The Supreme Court came to the opposite conclusion, however, in North Carolina and Pennsylvania, allowing both states to count ballots received during a limited window after Election Day.

But even the positive rulings expanding affirming the right to count ballots received after Election Day aren’t safe. After the Supreme Court issued a split 4-4 decision on Pennsylvania’s mail-in ballot rule earlier this month, Republicans threatened to bring yet another challenge after Coney Barrett was seated on the bench, hoping that the conservative judge would be a tie-breaking vote. The Supreme Court declined to fast-track a review of its earlier ruling but left open the possibility the case could be revisited after Election Day.

Pennsylvania isn’t the only fight that’s potentially brewing. In Minnesota, the GOP won a challenge Thursday in the 8th US Circuit Court of Appeals that will mark as late any ballots delivered by mail to election officials after 8 p.m. on November 3. It’s not clear whether the segregated ballots will ultimately count toward the vote total or whether or not the ruling will be appealed, but the clock is ticking.

On Twitter, Senator Amy Klobuchar warned Minnesotans who haven’t voted already to turn in their ballots at an election center or drop box to avoid being invalidated, but the truth is that many voters may not receive the message at the 11th hour and others, such as low-income voters or the elderly, may not have transportation access to do so.

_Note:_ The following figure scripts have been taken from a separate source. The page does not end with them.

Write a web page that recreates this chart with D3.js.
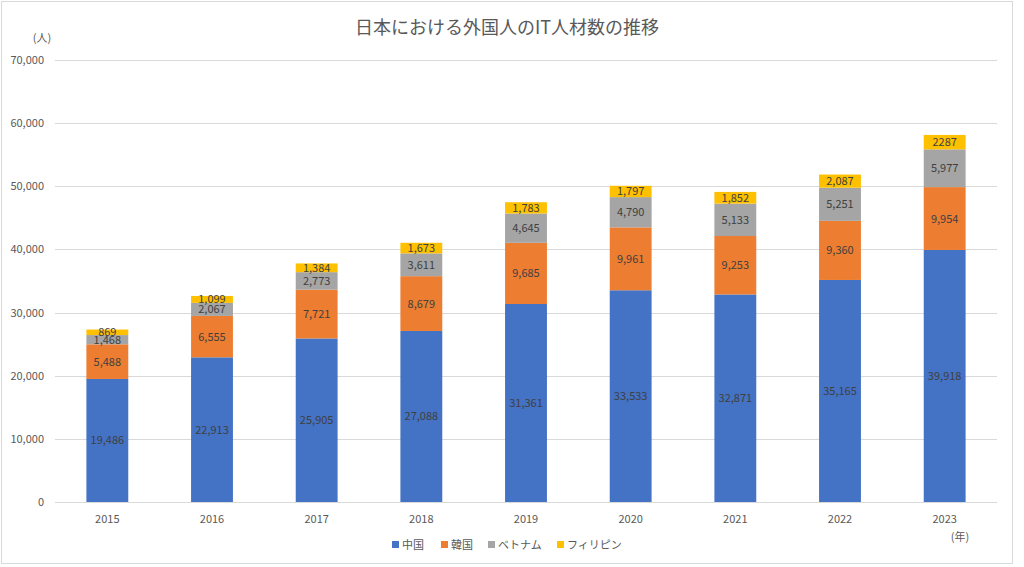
<!DOCTYPE html>
<html><head><meta charset="utf-8">
<script src="https://cdn.jsdelivr.net/npm/d3@7"></script>
<style>
html,body{margin:0;padding:0;background:#fff;}
svg text{font-family:"Noto Sans CJK JP","Noto Sans",sans-serif;}
</style></head>
<body><svg id="c" width="1024" height="567"></svg>
<script>
const years = ["2015","2016","2017","2018","2019","2020","2021","2022","2023"];
const seriesNames = ["中国","韓国","ベトナム","フィリピン"];
const china = [19486,22913,25905,27088,31361,33533,32871,35165,39918];
const korea = [5488,6555,7721,8679,9685,9961,9253,9360,9954];
const vietnam = [1468,2067,2773,3611,4645,4790,5133,5251,5977];
const philippines = [869,1099,1384,1673,1783,1797,1852,2087,2287];
const philippinesLabels = ["869","1,099","1,384","1,673","1,783","1,797","1,852","2,087","2287"];
const yTicks = [0,10000,20000,30000,40000,50000,60000,70000];
const colors = ["#4472C4","#ED7D31","#A5A5A5","#FFC000"];

const svg = d3.select("#c");
svg.append("rect").attr("x",1.5).attr("y",1.5).attr("width",1011).attr("height",562)
  .attr("fill","#fff").attr("stroke","#d9d9d9").attr("stroke-width",1);

const x = d3.scaleBand().domain(years).range([55,997]).paddingInner(0.6).paddingOuter(0.3);
const y = d3.scaleLinear().domain([0,70000]).range([502,60]);

svg.append("text").attr("x",507).attr("y",34).attr("text-anchor","middle")
  .attr("font-size",18).attr("fill","#595959").text("日本における外国人のIT人材数の推移");

const g = svg.append("g");
g.selectAll("line.grid").data(yTicks).enter().append("line")
  .attr("x1",55).attr("x2",997).attr("y1",d=>Math.round(y(d))+0.5).attr("y2",d=>Math.round(y(d))+0.5)
  .attr("stroke","#d9d9d9").attr("stroke-width",1);
g.selectAll("text.yt").data(yTicks).enter().append("text")
  .attr("x",44).attr("y",d=>y(d)+4).attr("text-anchor","end")
  .attr("font-size",11).attr("fill","#595959").text(d=>d3.format(",")(d));

svg.append("text").attr("x",42).attr("y",42).attr("text-anchor","middle")
  .attr("font-size",11).attr("fill","#595959").text("(人)");
svg.append("text").attr("x",960).attr("y",541).attr("text-anchor","middle")
  .attr("font-size",11).attr("fill","#595959").text("(年)");

g.selectAll("text.xt").data(years).enter().append("text")
  .attr("x",d=>x(d)+x.bandwidth()/2).attr("y",523).attr("text-anchor","middle")
  .attr("font-size",11).attr("fill","#595959").text(d=>d);

const table = years.map((yr,i)=>({year:yr,"中国":china[i],"韓国":korea[i],"ベトナム":vietnam[i],"フィリピン":philippines[i],idx:i}));
const stack = d3.stack().keys(seriesNames)(table);
const fmt = d3.format(",");

stack.forEach((layer,li)=>{
  const lg = svg.append("g");
  lg.selectAll("rect").data(layer).enter().append("rect")
    .attr("x",d=>x(d.data.year)).attr("width",x.bandwidth())
    .attr("y",d=>y(d[1])).attr("height",d=>y(d[0])-y(d[1]))
    .attr("fill",colors[li]);
  lg.selectAll("text").data(layer).enter().append("text")
    .attr("x",d=>x(d.data.year)+x.bandwidth()/2)
    .attr("y",d=>(y(d[0])+y(d[1]))/2+4)
    .attr("text-anchor","middle").attr("font-size",11).attr("fill","#404040")
    .text(d=> li===3 ? philippinesLabels[d.data.idx] : fmt(d[1]-d[0]));
});

// legend
const legX = [392,441,488,557];
const leg = svg.append("g");
seriesNames.forEach((n,i)=>{
  leg.append("rect").attr("x",legX[i]).attr("y",541).attr("width",7).attr("height",7).attr("fill",colors[i]);
  leg.append("text").attr("x",legX[i]+10).attr("y",548.5).attr("font-size",11).attr("fill","#595959").text(n);
});
</script></body></html>
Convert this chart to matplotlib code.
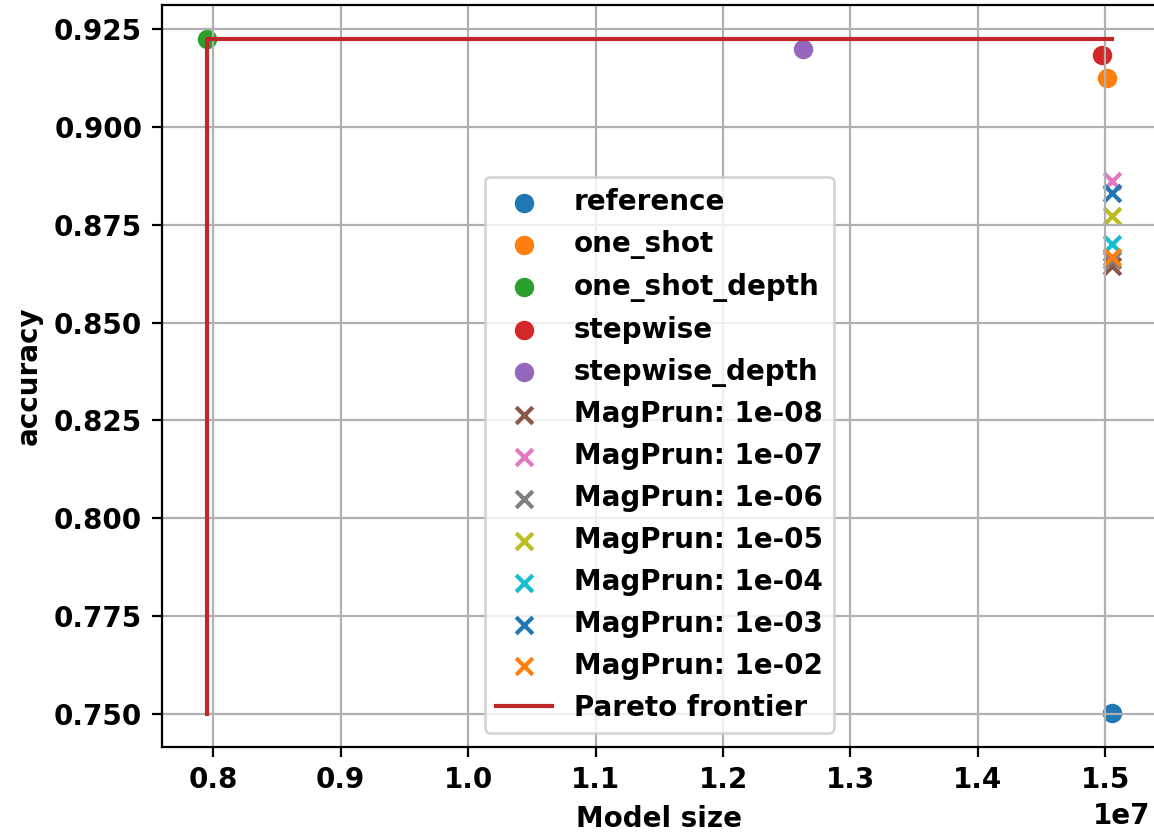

That is another reason that Democratic hopes ride on not just a “blue wave” in the election but a “blue landslide”: Biden supporters have to cast enough votes in person to make up for any ballots that are negated through GOP voter suppression, especially given that Democrats are more likely to say they are voting by mail in 2020.

Democrats simply need every vote they can get as soon as they can get it to prevent democracy’s erosion under at least four more years of a Trump administration, with the president repeatedly “joking” that he hopes to serve a third term. Anyone familiar with the man in the Oval Office knows that for being a clown, he rarely kids around.

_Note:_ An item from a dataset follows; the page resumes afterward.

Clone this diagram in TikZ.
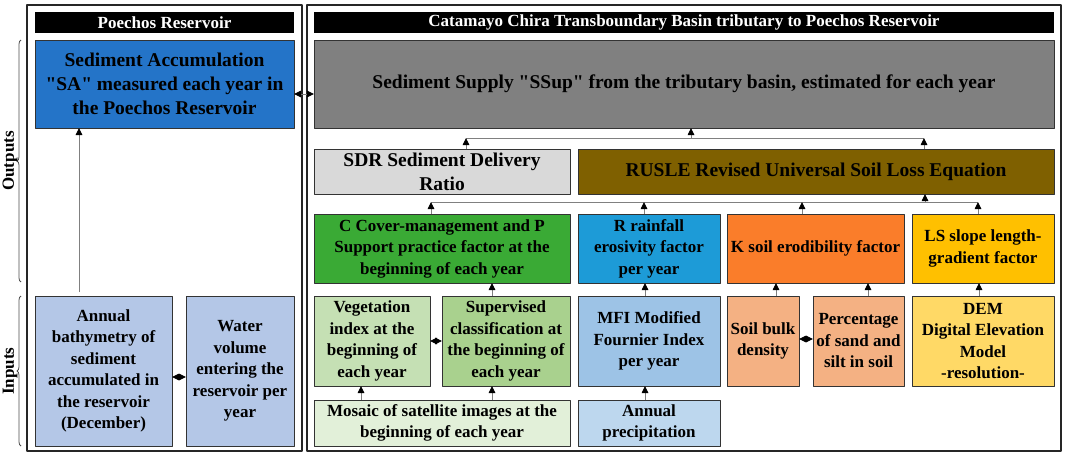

But if the situation seems increasingly desperate, the most troubling aspect is that it didn’t have to be this way.

After House Democrats passed a sweeping bill to restore parts of the Voting Rights Act last year, the legislation was stonewalled by Senate Majority Leader Mitch McConnell. Following the Supreme Court’s ideologically split 5-4 ruling in the 2013 case Shelby v. Holder, key portions of the Voting Rights Act were voided, immediately ushering in an era that has since resulted in strict state voter ID laws, the closure of hundreds of polling places, and numerous states passing voting restrictions, particularly those with the highest African-American voter turnout and Latinx population growth.

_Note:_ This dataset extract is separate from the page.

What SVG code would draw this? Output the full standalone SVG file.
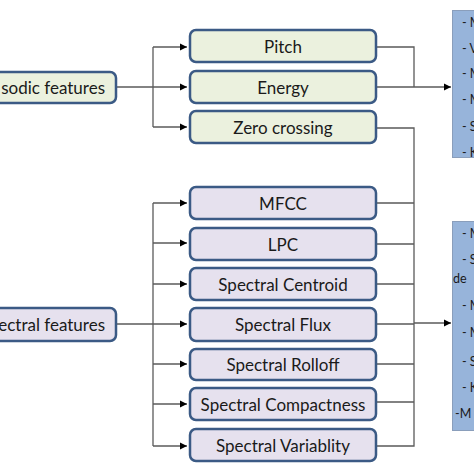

As Politico reported, the Voting Rights Advancement Act would “update the formula used to determine which states must preclear their voter registration practices, require public notice for voting registration changes, and allow the attorney general to send federal observers anywhere in the U.S.” It would also require the pre-clearance of changes to election rules in a collection of states, most of them in the South, where Black voters have been historically disenfranchised at the ballot box.

But if 2020 is any indication, Republicans will continue broadening their efforts to make it more difficult to vote not only in this election but all future elections, too. Turning out to vote for Democrats in large numbers will decrease the likelihood of an election stolen by the Supreme Court, but we can’t shrug off voter suppression as a phenomenon that only targets people of color — it will continue to affect every single U.S. election until we pass sweeping reforms in every state across the country. The state of LGBTQ+ rights, as well as protections for all marginalized groups, is potentially at stake.

Although Democrats are fired up and ready to beat Republicans by bringing their friends and everyone they know to the polls, the truth is that democracy shouldn’t come down to a series of last-minute hail marys in the closing minutes. You should worry about the fate of our country, but no one should have to be concerned about whether they will get to have a say in it.